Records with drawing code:
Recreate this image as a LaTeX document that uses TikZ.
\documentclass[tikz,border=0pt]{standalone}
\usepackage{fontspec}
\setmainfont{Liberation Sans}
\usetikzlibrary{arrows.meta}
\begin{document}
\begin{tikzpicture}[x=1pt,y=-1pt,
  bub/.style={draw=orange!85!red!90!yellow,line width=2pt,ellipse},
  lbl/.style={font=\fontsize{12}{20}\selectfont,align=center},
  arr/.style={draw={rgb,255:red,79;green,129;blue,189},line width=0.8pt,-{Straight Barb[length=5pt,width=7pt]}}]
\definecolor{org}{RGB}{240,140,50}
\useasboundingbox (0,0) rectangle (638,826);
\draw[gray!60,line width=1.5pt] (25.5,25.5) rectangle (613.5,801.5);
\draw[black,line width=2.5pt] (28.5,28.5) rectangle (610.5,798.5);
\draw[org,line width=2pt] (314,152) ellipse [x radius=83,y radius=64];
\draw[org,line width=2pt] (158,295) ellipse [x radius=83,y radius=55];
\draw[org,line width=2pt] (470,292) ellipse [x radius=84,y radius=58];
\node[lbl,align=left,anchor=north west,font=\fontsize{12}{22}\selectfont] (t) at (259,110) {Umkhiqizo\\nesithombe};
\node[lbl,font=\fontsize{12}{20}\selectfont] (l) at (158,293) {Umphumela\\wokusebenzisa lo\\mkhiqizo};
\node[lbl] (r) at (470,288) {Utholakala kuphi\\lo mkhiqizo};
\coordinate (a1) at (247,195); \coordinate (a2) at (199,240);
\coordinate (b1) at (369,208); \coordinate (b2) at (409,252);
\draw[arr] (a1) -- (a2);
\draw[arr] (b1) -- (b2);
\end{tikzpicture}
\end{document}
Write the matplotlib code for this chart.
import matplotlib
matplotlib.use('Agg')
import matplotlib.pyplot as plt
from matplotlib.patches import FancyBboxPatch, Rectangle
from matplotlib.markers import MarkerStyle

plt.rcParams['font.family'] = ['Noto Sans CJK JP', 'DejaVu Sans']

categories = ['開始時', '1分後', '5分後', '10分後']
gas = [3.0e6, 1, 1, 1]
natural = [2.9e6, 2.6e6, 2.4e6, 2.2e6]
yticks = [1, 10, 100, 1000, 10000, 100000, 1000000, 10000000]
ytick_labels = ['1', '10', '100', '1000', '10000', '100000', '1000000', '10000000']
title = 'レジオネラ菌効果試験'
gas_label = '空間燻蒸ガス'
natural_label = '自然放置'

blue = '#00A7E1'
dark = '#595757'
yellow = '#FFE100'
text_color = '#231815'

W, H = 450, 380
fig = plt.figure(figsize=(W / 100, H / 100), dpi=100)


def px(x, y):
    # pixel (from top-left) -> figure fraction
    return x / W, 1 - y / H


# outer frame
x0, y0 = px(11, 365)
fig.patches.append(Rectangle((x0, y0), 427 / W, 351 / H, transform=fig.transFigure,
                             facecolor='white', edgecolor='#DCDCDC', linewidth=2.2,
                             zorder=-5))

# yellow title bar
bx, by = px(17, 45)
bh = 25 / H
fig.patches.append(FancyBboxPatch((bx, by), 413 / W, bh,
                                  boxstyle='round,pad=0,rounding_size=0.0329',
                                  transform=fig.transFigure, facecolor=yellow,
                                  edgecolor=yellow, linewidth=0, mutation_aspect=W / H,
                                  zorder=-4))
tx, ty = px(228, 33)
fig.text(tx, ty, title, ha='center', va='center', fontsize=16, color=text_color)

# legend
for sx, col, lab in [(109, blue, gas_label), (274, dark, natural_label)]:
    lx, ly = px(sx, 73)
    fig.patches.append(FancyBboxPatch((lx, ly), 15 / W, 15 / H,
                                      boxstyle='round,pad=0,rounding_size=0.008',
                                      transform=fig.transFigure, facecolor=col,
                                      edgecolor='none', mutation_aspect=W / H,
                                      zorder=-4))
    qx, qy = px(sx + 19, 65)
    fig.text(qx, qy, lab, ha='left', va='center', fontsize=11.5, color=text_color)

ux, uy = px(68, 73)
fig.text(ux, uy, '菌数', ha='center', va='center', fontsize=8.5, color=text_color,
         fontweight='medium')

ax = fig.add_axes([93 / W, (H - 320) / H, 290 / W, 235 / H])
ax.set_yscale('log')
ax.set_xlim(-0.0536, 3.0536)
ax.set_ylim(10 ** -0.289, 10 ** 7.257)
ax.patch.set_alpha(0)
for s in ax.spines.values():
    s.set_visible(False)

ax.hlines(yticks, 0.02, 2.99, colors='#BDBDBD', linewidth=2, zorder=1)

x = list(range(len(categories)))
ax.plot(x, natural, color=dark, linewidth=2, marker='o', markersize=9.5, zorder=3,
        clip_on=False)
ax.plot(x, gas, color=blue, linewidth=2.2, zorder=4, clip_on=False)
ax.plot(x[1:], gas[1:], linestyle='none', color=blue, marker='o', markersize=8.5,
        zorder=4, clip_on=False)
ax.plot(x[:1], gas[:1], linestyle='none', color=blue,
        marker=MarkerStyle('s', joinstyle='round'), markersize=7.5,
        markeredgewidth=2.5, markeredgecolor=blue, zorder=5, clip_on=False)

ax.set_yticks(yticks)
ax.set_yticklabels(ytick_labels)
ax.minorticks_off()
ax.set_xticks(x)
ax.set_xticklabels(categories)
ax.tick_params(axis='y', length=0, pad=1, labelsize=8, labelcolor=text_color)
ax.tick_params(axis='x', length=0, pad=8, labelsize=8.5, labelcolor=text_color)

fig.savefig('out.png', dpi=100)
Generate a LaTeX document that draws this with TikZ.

- _Goal_:
Write out the material from the first line to the last, exactly.

- _Written answer_:
Recreate this image as a LaTeX document that uses TikZ.
\documentclass[tikz,border=0pt]{standalone}
\usepackage{fontspec}
\setmainfont{Liberation Sans}
\usetikzlibrary{arrows.meta}
\begin{document}
\begin{tikzpicture}[x=1pt,y=-1pt,
  bub/.style={draw=orange!85!red!90!yellow,line width=2pt,ellipse},
  lbl/.style={font=\fontsize{12}{20}\selectfont,align=center},
  arr/.style={draw={rgb,255:red,79;green,129;blue,189},line width=0.8pt,-{Straight Barb[length=5pt,width=7pt]}}]
\definecolor{org}{RGB}{240,140,50}
\useasboundingbox (0,0) rectangle (638,826);
\draw[gray!60,line width=1.5pt] (25.5,25.5) rectangle (613.5,801.5);
\draw[black,line width=2.5pt] (28.5,28.5) rectangle (610.5,798.5);
\draw[org,line width=2pt] (314,152) ellipse [x radius=83,y radius=64];
\draw[org,line width=2pt] (158,295) ellipse [x radius=83,y radius=55];
\draw[org,line width=2pt] (470,292) ellipse [x radius=84,y radius=58];
\node[lbl,align=left,anchor=north west,font=\fontsize{12}{22}\selectfont] (t) at (259,110) {Umkhiqizo\\nesithombe};
\node[lbl,font=\fontsize{12}{20}\selectfont] (l) at (158,293) {Umphumela\\wokusebenzisa lo\\mkhiqizo};
\node[lbl] (r) at (470,288) {Utholakala kuphi\\lo mkhiqizo};
\coordinate (a1) at (247,195); \coordinate (a2) at (199,240);
\coordinate (b1) at (369,208); \coordinate (b2) at (409,252);
\draw[arr] (a1) -- (a2);
\draw[arr] (b1) -- (b2);
\end{tikzpicture}
\end{document}
Write the matplotlib code for this chart.
import matplotlib
matplotlib.use('Agg')
import matplotlib.pyplot as plt
from matplotlib.patches import FancyBboxPatch, Rectangle
from matplotlib.markers import MarkerStyle

plt.rcParams['font.family'] = ['Noto Sans CJK JP', 'DejaVu Sans']

categories = ['開始時', '1分後', '5分後', '10分後']
gas = [3.0e6, 1, 1, 1]
natural = [2.9e6, 2.6e6, 2.4e6, 2.2e6]
yticks = [1, 10, 100, 1000, 10000, 100000, 1000000, 10000000]
ytick_labels = ['1', '10', '100', '1000', '10000', '100000', '1000000', '10000000']
title = 'レジオネラ菌効果試験'
gas_label = '空間燻蒸ガス'
natural_label = '自然放置'

blue = '#00A7E1'
dark = '#595757'
yellow = '#FFE100'
text_color = '#231815'

W, H = 450, 380
fig = plt.figure(figsize=(W / 100, H / 100), dpi=100)


def px(x, y):
    # pixel (from top-left) -> figure fraction
    return x / W, 1 - y / H


# outer frame
x0, y0 = px(11, 365)
fig.patches.append(Rectangle((x0, y0), 427 / W, 351 / H, transform=fig.transFigure,
                             facecolor='white', edgecolor='#DCDCDC', linewidth=2.2,
                             zorder=-5))

# yellow title bar
bx, by = px(17, 45)
bh = 25 / H
fig.patches.append(FancyBboxPatch((bx, by), 413 / W, bh,
                                  boxstyle='round,pad=0,rounding_size=0.0329',
                                  transform=fig.transFigure, facecolor=yellow,
                                  edgecolor=yellow, linewidth=0, mutation_aspect=W / H,
                                  zorder=-4))
tx, ty = px(228, 33)
fig.text(tx, ty, title, ha='center', va='center', fontsize=16, color=text_color)

# legend
for sx, col, lab in [(109, blue, gas_label), (274, dark, natural_label)]:
    lx, ly = px(sx, 73)
    fig.patches.append(FancyBboxPatch((lx, ly), 15 / W, 15 / H,
                                      boxstyle='round,pad=0,rounding_size=0.008',
                                      transform=fig.transFigure, facecolor=col,
                                      edgecolor='none', mutation_aspect=W / H,
                                      zorder=-4))
    qx, qy = px(sx + 19, 65)
    fig.text(qx, qy, lab, ha='left', va='center', fontsize=11.5, color=text_color)

ux, uy = px(68, 73)
fig.text(ux, uy, '菌数', ha='center', va='center', fontsize=8.5, color=text_color,
         fontweight='medium')

ax = fig.add_axes([93 / W, (H - 320) / H, 290 / W, 235 / H])
ax.set_yscale('log')
ax.set_xlim(-0.0536, 3.0536)
ax.set_ylim(10 ** -0.289, 10 ** 7.257)
ax.patch.set_alpha(0)
for s in ax.spines.values():
    s.set_visible(False)

ax.hlines(yticks, 0.02, 2.99, colors='#BDBDBD', linewidth=2, zorder=1)

x = list(range(len(categories)))
ax.plot(x, natural, color=dark, linewidth=2, marker='o', markersize=9.5, zorder=3,
        clip_on=False)
ax.plot(x, gas, color=blue, linewidth=2.2, zorder=4, clip_on=False)
ax.plot(x[1:], gas[1:], linestyle='none', color=blue, marker='o', markersize=8.5,
        zorder=4, clip_on=False)
ax.plot(x[:1], gas[:1], linestyle='none', color=blue,
        marker=MarkerStyle('s', joinstyle='round'), markersize=7.5,
        markeredgewidth=2.5, markeredgecolor=blue, zorder=5, clip_on=False)

ax.set_yticks(yticks)
ax.set_yticklabels(ytick_labels)
ax.minorticks_off()
ax.set_xticks(x)
ax.set_xticklabels(categories)
ax.tick_params(axis='y', length=0, pad=1, labelsize=8, labelcolor=text_color)
ax.tick_params(axis='x', length=0, pad=8, labelsize=8.5, labelcolor=text_color)

fig.savefig('out.png', dpi=100)
Generate a LaTeX document that draws this with TikZ.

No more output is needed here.